I didn’t just save time. I actually understood what happened. And I didn’t have to ask, “Wait, what did we agree on again?” That’s when I realized: note-taking in 2025 isn’t about writing faster — it’s about listening better.

🛠️ Tools That Actually Help (Not Just Look Cool)

 Some were overkill. Some were gold. Here’s what stuck:

  • Recall – My go-to. It transcribes, summarizes, and even connects related notes visually.
  • Notion AI – Great if you already use Notion. It can summarize meetings and organize notes automatically.
  • Mem – Feels like a second brain. It connects ideas across time and tags things without you asking.
  • Nora – Originally built for doctors, but honestly amazing for structured notes in any field.

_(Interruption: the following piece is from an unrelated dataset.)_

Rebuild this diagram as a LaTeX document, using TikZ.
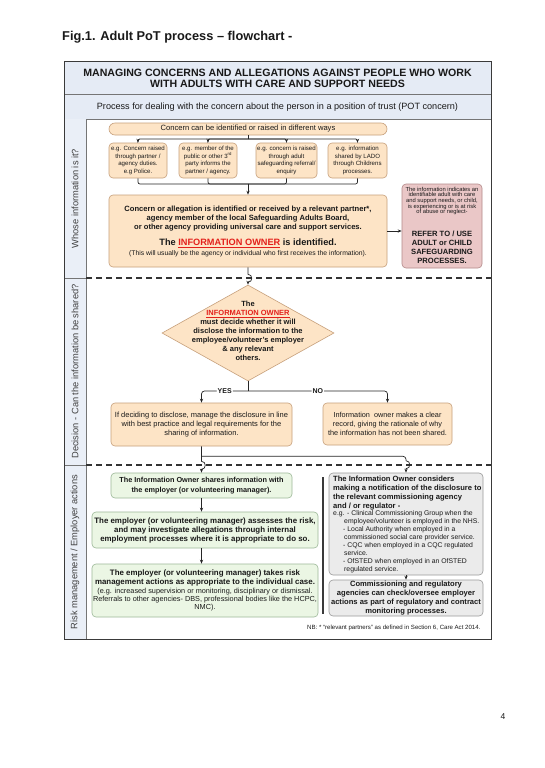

These aren’t just fancy recorders. They help you capture key points, highlight action items, and actually use your notes later.

🧠 Why This Isn’t Just for Students or Corporate Folks

I’m not in school. I’m not in a big company. But I do run projects, brainstorm ideas, and talk to people all the time. And I’ve learned that good notes = better decisions.

Whether you’re freelancing, building a product, or just trying to stay organized — having a tool that remembers for you is a game-changer.

📈 Real Benefits I Didn’t Expect

  • ✅ I stopped zoning out in meetings — because I wasn’t trying to write everything down
  • ✅ I actually followed up on tasks — because they were clearly listed
  • ✅ I reused ideas from old notes — because they were searchable and connected

And yeah, I still write things manually sometimes. But now I do it when I want to — not because I have to.

🚀 How to Start Without Getting Overwhelmed

Don’t try five tools at once. Pick one. Use it for a week. Let it run in the background during calls or lectures. Then check the summary. If it helps — keep it. If not — try another.

The goal isn’t to replace your brain. It’s to give it some breathing room.

💬 Final Thoughts: Notes That Work for You

I used to think taking notes was about discipline. Now I think it’s about systems. And the right system doesn’t just store your thoughts — it helps you use them.

So yeah — stop writing everything down. Start capturing what matters. And let your notes do more than just sit in a folder.